Deep Dive: How the Court Reached Its Decision
Background of the Case
In the case of Allen B. DuMont Labs., Inc. v. Marcalus Mfg. Co., Marcalus Manufacturing Co., Inc. filed a counterclaim that included the Reconstruction Finance Corporation (R.F.C.) as a defendant. The counterclaim arose from a contract and deed concerning land owned by R.F.C., which had conveyed certain easement rights to Marcalus. After R.F.C. was dissolved, Marcalus moved to substitute the Administrator of General Services as a party, claiming that the Administrator was the statutory transferee of R.F.C.'s functions. The Chancery Division denied R.F.C.'s motion to quash service and allowed the substitution of the Administrator. The Appellate Division subsequently permitted the Administrator to appeal, leading to certification by the Supreme Court of New Jersey. The core issue involved whether the counterclaim constituted a suit against the United States, which would necessitate the United States' consent for jurisdiction. The procedural history included various motions regarding service of process and the necessity of parties in the litigation.
Court's Reasoning on Jurisdiction
The Supreme Court of New Jersey reasoned that R.F.C. was not an indispensable party to the counterclaim because it had fully relinquished its interests in the land and easements involved in the dispute. The court emphasized that the only parties with a direct interest in the matter were Marcalus and Du Mont, as the controversy primarily revolved around their contractual obligations rather than any remaining rights of R.F.C. The court concluded that the focus on reformation and quiet title did not require R.F.C.'s involvement since it had no stake in the outcome of the litigation. Additionally, the court clarified that Marcalus was not seeking a judgment that would bind R.F.C. in personam, further supporting the view that R.F.C.'s presence was unnecessary for adjudication of the counterclaim.
Indispensable Parties
The court held that a party is not deemed indispensable if it lacks a remaining interest in the subject matter of the litigation. In this case, R.F.C. had completely parted with its interests, and therefore, its absence did not prevent the court from resolving the claims between Marcalus and Du Mont. The court pointed out that the only parties directly interested in the dispute were Marcalus, the obligor, and Du Mont, the assignee of the rights under the original contract. The court found that allowing the litigation to proceed without R.F.C. would not result in an unjust outcome, as the assignment of rights under the contract was not contingent upon the presence of the original grantor, R.F.C.

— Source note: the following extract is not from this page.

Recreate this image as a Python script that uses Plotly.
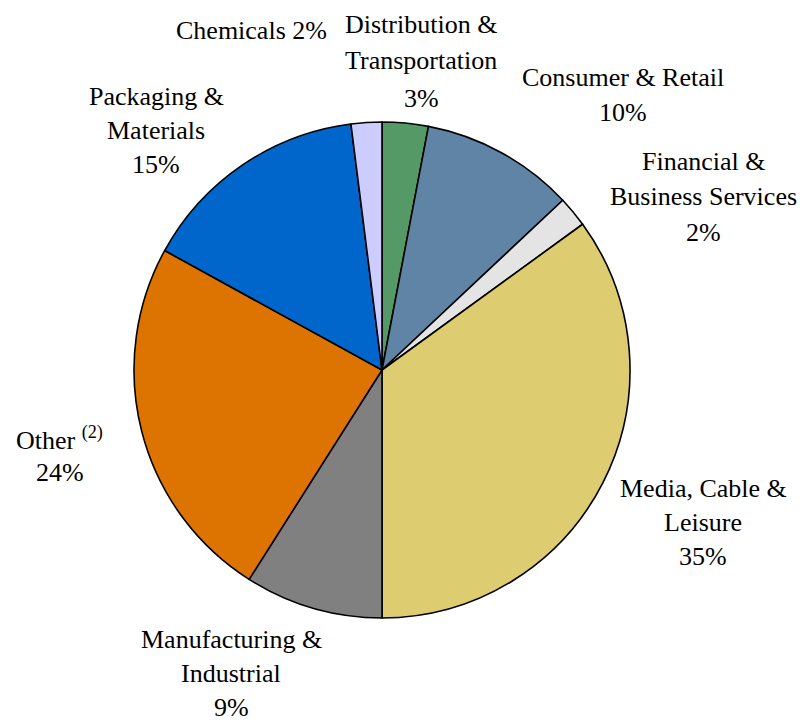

Service of Process and Waiver
The court also addressed the issue of whether R.F.C. waived its objection to service of process by virtue of a stipulation extending its time to respond. The court explained that under the current rules, a party could preserve its jurisdictional objections even if it agreed to extend the time for responding. The stipulation did not imply an intent to abandon the jurisdictional objection, as the rules allow such objections to be raised by motion or in the answer before responding to the merits. Consequently, the court determined that R.F.C.'s stipulation to extend time did not constitute a waiver of its right to contest jurisdiction, and thus, the objection remained valid.
Conclusion
The Supreme Court of New Jersey ultimately reversed the orders denying the motion to quash service and substituting the Administrator as a party defendant. The court's reasoning underscored that R.F.C. was not an indispensable party due to its complete divestiture of interest in the subject matter. The court clarified that the focus of the litigation was on the contractual obligations between Marcalus and Du Mont, which could be adjudicated without involving R.F.C. The ruling affirmed the principle that parties lacking a stake in the litigation are not necessary for adjudication, thus allowing the case to proceed without the presence of R.F.C. or its Administrator.